TIL English teenager isn't necessarily the translation of Dutch tiener. Wikipedia at least says 10–19 for us and 13–19 for English. In German the word teenager is also used and the page gives both definitions on the same page without realising it's self-contradictory
Idk that anyone takes this so literally (as that you're only a teenager if your cardinal age ends in the literal word teen and so twelve is definitely not a teenager), I've always understood it as "in their tens" but that may be my origin
It technically means that, but teen is often synonymous with young adult which is 13-18. The newly an adult period is a year, not two years. 19 year olds are considered to be too old as a default in many teen spaces. https://www.ala.org/yalsa/guidelines/whitepapers/teenspaces
>You may be "in michigan" but are you "from michigan".
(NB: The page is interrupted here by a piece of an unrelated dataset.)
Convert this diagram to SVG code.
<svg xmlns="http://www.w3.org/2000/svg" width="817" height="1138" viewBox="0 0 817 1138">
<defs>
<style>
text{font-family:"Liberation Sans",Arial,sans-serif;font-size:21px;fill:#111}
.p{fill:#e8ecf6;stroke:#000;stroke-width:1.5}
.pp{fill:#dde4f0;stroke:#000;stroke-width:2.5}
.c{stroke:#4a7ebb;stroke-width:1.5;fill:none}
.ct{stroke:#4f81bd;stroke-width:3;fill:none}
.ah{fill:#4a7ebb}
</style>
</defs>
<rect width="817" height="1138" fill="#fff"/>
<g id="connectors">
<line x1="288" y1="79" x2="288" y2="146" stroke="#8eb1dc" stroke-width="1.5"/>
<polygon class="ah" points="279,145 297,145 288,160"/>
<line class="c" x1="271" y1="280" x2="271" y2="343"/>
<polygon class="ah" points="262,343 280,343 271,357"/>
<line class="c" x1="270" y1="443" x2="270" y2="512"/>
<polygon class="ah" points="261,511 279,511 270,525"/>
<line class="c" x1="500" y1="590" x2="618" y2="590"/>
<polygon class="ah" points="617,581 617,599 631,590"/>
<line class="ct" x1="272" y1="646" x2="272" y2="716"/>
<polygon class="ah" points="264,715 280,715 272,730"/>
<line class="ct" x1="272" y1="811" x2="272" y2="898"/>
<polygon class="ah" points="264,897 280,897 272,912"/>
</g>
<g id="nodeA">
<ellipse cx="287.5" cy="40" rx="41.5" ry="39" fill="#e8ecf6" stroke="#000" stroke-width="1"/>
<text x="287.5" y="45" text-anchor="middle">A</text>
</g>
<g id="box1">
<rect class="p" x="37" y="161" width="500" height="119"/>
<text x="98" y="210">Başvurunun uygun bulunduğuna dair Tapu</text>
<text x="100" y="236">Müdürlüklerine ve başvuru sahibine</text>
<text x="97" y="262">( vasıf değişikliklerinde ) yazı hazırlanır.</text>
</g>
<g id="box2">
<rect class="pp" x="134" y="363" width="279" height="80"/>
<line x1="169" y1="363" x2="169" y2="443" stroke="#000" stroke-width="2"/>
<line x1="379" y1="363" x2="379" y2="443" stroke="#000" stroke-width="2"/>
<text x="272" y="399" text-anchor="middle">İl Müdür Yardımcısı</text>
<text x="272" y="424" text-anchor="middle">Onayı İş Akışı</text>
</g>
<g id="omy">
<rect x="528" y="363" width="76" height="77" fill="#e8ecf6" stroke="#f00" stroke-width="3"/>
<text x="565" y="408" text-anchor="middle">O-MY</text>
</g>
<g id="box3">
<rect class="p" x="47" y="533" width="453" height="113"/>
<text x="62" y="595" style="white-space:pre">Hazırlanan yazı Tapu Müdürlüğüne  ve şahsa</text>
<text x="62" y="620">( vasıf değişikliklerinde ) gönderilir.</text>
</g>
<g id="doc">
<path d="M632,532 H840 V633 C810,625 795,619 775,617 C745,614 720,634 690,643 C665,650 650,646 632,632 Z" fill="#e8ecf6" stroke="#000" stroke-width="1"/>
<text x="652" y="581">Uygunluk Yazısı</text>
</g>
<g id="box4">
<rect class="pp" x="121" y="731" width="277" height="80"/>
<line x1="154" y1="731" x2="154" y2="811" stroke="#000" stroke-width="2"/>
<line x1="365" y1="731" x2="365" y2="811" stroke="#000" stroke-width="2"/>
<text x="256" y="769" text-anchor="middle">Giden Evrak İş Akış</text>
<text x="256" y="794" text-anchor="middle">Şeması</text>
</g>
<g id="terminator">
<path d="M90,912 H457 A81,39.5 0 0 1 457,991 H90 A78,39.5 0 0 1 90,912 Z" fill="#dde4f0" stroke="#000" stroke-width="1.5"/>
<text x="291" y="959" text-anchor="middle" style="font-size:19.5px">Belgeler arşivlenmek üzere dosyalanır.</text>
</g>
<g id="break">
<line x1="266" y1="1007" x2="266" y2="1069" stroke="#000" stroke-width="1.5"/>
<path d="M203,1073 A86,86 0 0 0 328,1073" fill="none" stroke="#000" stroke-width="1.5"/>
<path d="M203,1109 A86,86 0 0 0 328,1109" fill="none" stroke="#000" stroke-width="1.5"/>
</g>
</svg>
I have literally 0 reason to answer this, it has absolutely nothing to do with the conversation, but to placate whatever weird obsession you have, yes. I was born in Michigan.
>Why would you say north america unless you have ties to canada.
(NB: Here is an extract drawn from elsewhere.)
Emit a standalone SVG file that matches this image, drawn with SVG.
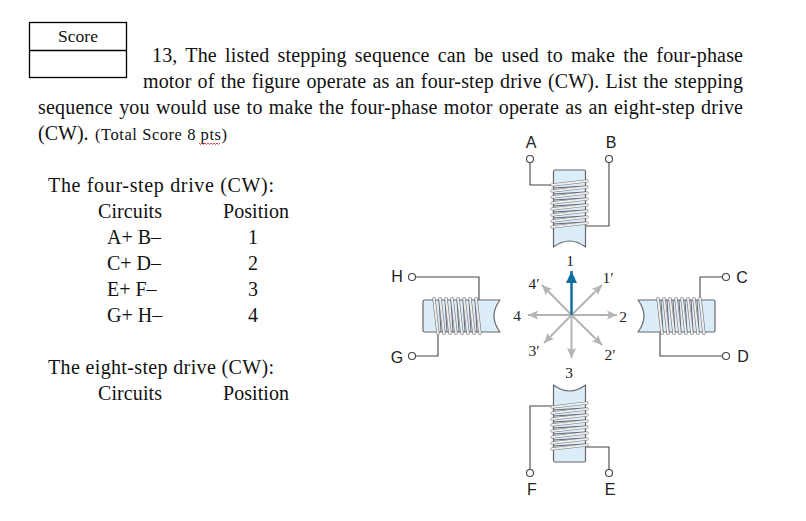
<svg xmlns="http://www.w3.org/2000/svg" xmlns:xlink="http://www.w3.org/1999/xlink" width="806" height="521" viewBox="0 0 806 521">
<style>
text{font-family:"Liberation Serif","Times New Roman",serif;fill:#111}
.t{font-size:20px}
.s{font-family:"Liberation Sans",Arial,sans-serif;font-size:16px;fill:#222}
.d{font-size:15.500px;fill:#222}
.box{fill:none;stroke:#000;stroke-width:1.300}
.wire{fill:none;stroke:#444;stroke-width:1.100}
.term{fill:#fff;stroke:#444;stroke-width:1.100}
.body{fill:#dcedfa;stroke:#666;stroke-width:1.200;stroke-linejoin:round}
.wo{fill:none;stroke:#777;stroke-width:3.200;stroke-linecap:round}
.wi{fill:none;stroke:#eee;stroke-width:2;stroke-linecap:round}
.back{fill:none;stroke:#667;stroke-width:1}
.ar{stroke:#b4b4b4;stroke-width:2;fill:none;marker-end:url(#mg)}
</style>
<defs>
<marker id="mg" markerUnits="userSpaceOnUse" markerWidth="11" markerHeight="9" refX="10" refY="4.500" orient="auto"><path d="M0 0L10 4.500L0 9L2 4.500Z" fill="#b4b4b4"/></marker>
<marker id="mb" markerUnits="userSpaceOnUse" markerWidth="13" markerHeight="11" refX="12" refY="5.500" orient="auto"><path d="M0 0L12 5.500L0 11Z" fill="#0f6e9f"/></marker>
<path id="bd" class="body" d="M-16 1.500Q-16 0-14.500 0H14.500Q16 0 16 1.500V77Q8 71 0 71Q-8 71-16 77Z"/>
<g id="wd">
<path class="back" d="M-16 18L16 16M-16 24L16 22M-16 30L16 28M-16 36L16 34M-16 42L16 40M-16 48L16 46M-16 54L16 52"/>
<g class="wo"><path d="M-17.500 15L17.500 11"/><path d="M-17.500 21L17.500 17"/><path d="M-17.500 27L17.500 23"/><path d="M-17.500 33L17.500 29"/><path d="M-17.500 39L17.500 35"/><path d="M-17.500 45L17.500 41"/><path d="M-17.500 51L17.500 47"/><path d="M-17.500 57L17.500 53"/></g>
<g class="wi"><path d="M-17.500 15L17.500 11"/><path d="M-17.500 21L17.500 17"/><path d="M-17.500 27L17.500 23"/><path d="M-17.500 33L17.500 29"/><path d="M-17.500 39L17.500 35"/><path d="M-17.500 45L17.500 41"/><path d="M-17.500 51L17.500 47"/><path d="M-17.500 57L17.500 53"/></g>
</g>
</defs>
<rect width="806" height="521" fill="#fff"/>
<g id="score">
<rect class="box" x="29.500" y="22.500" width="97" height="55"/>
<path class="box" d="M29.500 50.500H126.500"/>
<text x="78" y="42" text-anchor="middle" font-size="17.500">Score</text>
</g>
<g id="question" class="t">
<text x="152" y="62" word-spacing="3" textLength="591" lengthAdjust="spacing">13, The listed stepping sequence can be used to make the four-phase</text>
<text x="143" y="88" word-spacing="1" textLength="600" lengthAdjust="spacing">motor of the figure operate as an four-step drive (CW). List the stepping</text>
<text x="38" y="114" word-spacing="1" textLength="705" lengthAdjust="spacing">sequence you would use to make the four-phase motor operate as an eight-step drive</text>
<text x="38" y="140">(CW).</text>
<text x="95" y="140" font-size="16.500" textLength="132" lengthAdjust="spacing">(Total Score 8 pts)</text>
<path d="M199 143l1.500 1.500 1.500-1.500 1.500 1.500 1.500-1.500 1.500 1.500 1.500-1.500 1.500 1.500 1.500-1.500 1.500 1.500 1.500-1.500 1.500 1.500 1.500-1.500 1.500 1.500 1.500-1.500" fill="none" stroke="#d02020" stroke-width=".8"/>
</g>
<g id="table" class="t">
<text x="48" y="192" textLength="226" lengthAdjust="spacing">The four-step drive (CW):</text>
<text x="98" y="218" textLength="64" lengthAdjust="spacing">Circuits</text>
<text x="223" y="218" textLength="66" lengthAdjust="spacing">Position</text>
<text x="107" y="244">A+ B–</text><text x="253" y="244" text-anchor="middle">1</text>
<text x="107" y="270">C+ D–</text><text x="253" y="270" text-anchor="middle">2</text>
<text x="107" y="296">E+ F–</text><text x="253" y="296" text-anchor="middle">3</text>
<text x="107" y="322">G+ H–</text><text x="253" y="322" text-anchor="middle">4</text>
<text x="48" y="374" textLength="226" lengthAdjust="spacing">The eight-step drive (CW):</text>
<text x="98" y="400" textLength="64" lengthAdjust="spacing">Circuits</text>
<text x="223" y="400" textLength="66" lengthAdjust="spacing">Position</text>
</g>
<g id="coil-top">
<path class="wire" d="M530 163V185H553M609 163V226H586"/>
<circle class="term" cx="530" cy="159" r="3.500"/><circle class="term" cx="609" cy="159" r="3.500"/>
<use xlink:href="#bd" href="#bd" transform="translate(569.500,170)"/>
<use xlink:href="#wd" href="#wd" transform="translate(569.500,170)"/>
<text class="s" x="531" y="148" text-anchor="middle">A</text><text class="s" x="611" y="148" text-anchor="middle">B</text>
</g>
<g id="coil-left">
<path class="wire" d="M416 277H479V300M416 356H438V332"/>
<circle class="term" cx="412" cy="277" r="3.500"/><circle class="term" cx="412" cy="356" r="3.500"/>
<use xlink:href="#bd" href="#bd" transform="translate(423,316) rotate(-90)"/>
<use xlink:href="#wd" href="#wd" transform="translate(423,316) rotate(-90)"/>
<text class="s" x="397" y="282" text-anchor="middle">H</text><text class="s" x="397" y="363" text-anchor="middle">G</text>
</g>
<g id="coil-right">
<path class="wire" d="M722 277H700V300M722 356H660V332"/>
<circle class="term" cx="726" cy="277" r="3.500"/><circle class="term" cx="726" cy="356" r="3.500"/>
<use xlink:href="#bd" href="#bd" transform="translate(715,316) rotate(90)"/>
<use xlink:href="#wd" href="#wd" transform="translate(715,316) rotate(90)"/>
<text class="s" x="742" y="283" text-anchor="middle">C</text><text class="s" x="743" y="362" text-anchor="middle">D</text>
</g>
<g id="coil-bottom">
<path class="wire" d="M530 469V406H553M609 469V447H586"/>
<circle class="term" cx="530" cy="473" r="3.500"/><circle class="term" cx="609" cy="473" r="3.500"/>
<use xlink:href="#bd" href="#bd" transform="translate(569.500,462) scale(1,-1)"/>
<use xlink:href="#wd" href="#wd" transform="translate(569.500,392)"/>
<text class="s" x="532" y="495" text-anchor="middle">F</text><text class="s" x="610" y="495" text-anchor="middle">E</text>
</g>
<g id="connectors">
<path class="ar" d="M571.500 315L602 285"/>
<path class="ar" d="M571.500 315L617 315"/>
<path class="ar" d="M571.500 315L602 345"/>
<path class="ar" d="M571.500 315V358"/>
<path class="ar" d="M571.500 315L544 343"/>
<path class="ar" d="M571.500 315L528 315"/>
<path class="ar" d="M571.500 315L542 285"/>
<path d="M571.500 315V271" stroke="#0f6e9f" stroke-width="2.500" fill="none" marker-end="url(#mb)"/>
</g>
<g id="labels">
<text class="d" x="570" y="266" text-anchor="middle">1</text>
<text class="d" x="608" y="283" text-anchor="middle">1′</text>
<text class="d" x="623" y="322" text-anchor="middle">2</text>
<text class="d" x="610" y="360" text-anchor="middle">2′</text>
<text class="d" x="569" y="378" text-anchor="middle">3</text>
<text class="d" x="534" y="356" text-anchor="middle">3′</text>
<text class="d" x="517" y="321" text-anchor="middle">4</text>
<text class="d" x="534" y="289" text-anchor="middle">4′</text>
</g>
</svg>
Why do you care? Is North America offensive now or something?
I said "North America" because, for the purposes of this specific conversation, it doesn't matter at all. Except to you, apparently. For some unknown reason.
I try not to be super US-centric on international forums. First time someone's ever started questioning me about it, though.
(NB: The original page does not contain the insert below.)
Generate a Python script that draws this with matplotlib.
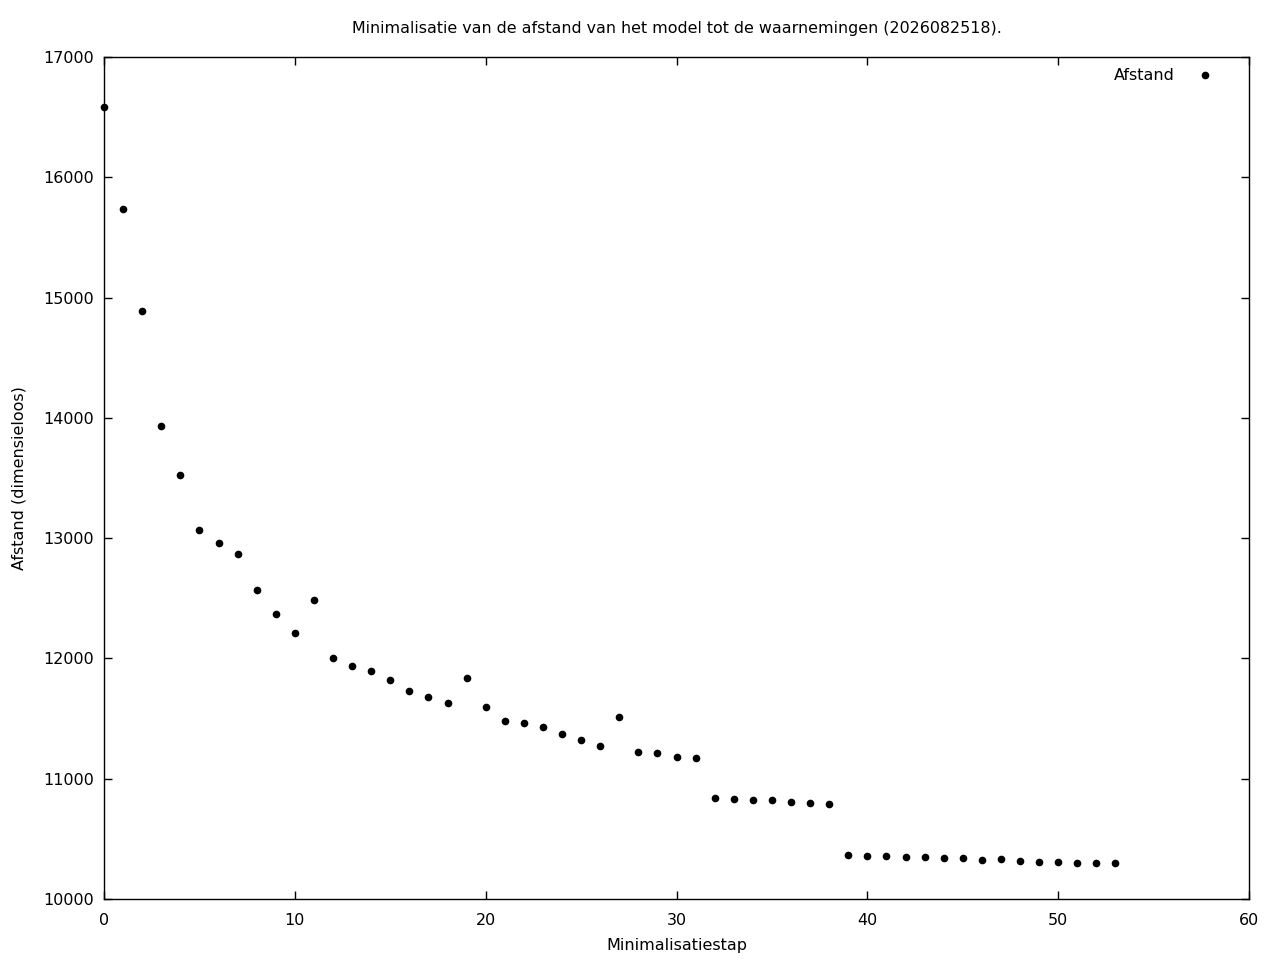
import matplotlib
matplotlib.use('Agg')
import matplotlib.pyplot as plt
import numpy as np

# gegevens
stap = list(range(54))
afstand = [16584, 15736, 14888, 13932, 13525, 13068, 12960, 12868, 12569, 12370,
           12212, 12486, 12004, 11937, 11896, 11821, 11729, 11680, 11630, 11837,
           11596, 11480, 11463, 11430, 11372, 11322, 11272, 11513, 11222, 11214,
           11181, 11172, 10840, 10832, 10824, 10824, 10807, 10799, 10790, 10366,
           10358, 10358, 10350, 10350, 10341, 10341, 10325, 10333, 10316, 10308,
           10308, 10300, 10300, 10300]
xticks = [0, 10, 20, 30, 40, 50, 60]
yticks = [10000, 11000, 12000, 13000, 14000, 15000, 16000, 17000]

plt.rcParams['font.family'] = ['DejaVu Sans']

fig = plt.figure(figsize=(12.8, 9.6), dpi=100)
ax = fig.add_axes([104 / 1280, 1 - 899 / 960, (1249 - 104) / 1280, (899 - 57) / 960])

ax.plot(stap, afstand, 'o', color='black', markersize=4.5, label='Afstand', clip_on=False)

ax.set_xlim(0, 60)
ax.set_ylim(10000, 17000)
ax.set_xticks(xticks)
ax.set_yticks(yticks)
ax.tick_params(direction='in', length=6, width=1, labelsize=11.5, top=True, right=True,
               labeltop=False, labelright=False)
ax.tick_params(axis='x', pad=10)
ax.tick_params(axis='y', pad=7)
for s in ax.spines.values():
    s.set_linewidth(1)

ax.set_xlabel('Minimalisatiestap', fontsize=11.5, labelpad=7)
ax.set_ylabel('Afstand (dimensieloos)', fontsize=11.5, labelpad=12)
ax.set_title('Minimalisatie van de afstand van het model tot de waarnemingen (2026082518).',
             fontsize=11.4, pad=17)

leg = ax.legend(loc='upper right', frameon=False, markerfirst=False, fontsize=11.5,
                handletextpad=0.9, borderaxespad=0.3, bbox_to_anchor=(0.985, 1.0))
for t in leg.get_texts():
    t.set_ha('right')

fig.savefig('out.png', dpi=100)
North america encompasses the US, Canada AND MEXICO. Not sure what the age range for "teen" is in canada. If you are not canadian, why are you speaking for canadians. Don't think they even use "teen" in mexico as they speak spanish in mexico.
> I try not to be super US-centric on international forums.
HN is an american forum. You can be US-centric if you want. I give you permission.
It's half of the "teens" someone experiences before hitting the age of majority. I think it's fine to say "teen" in the title.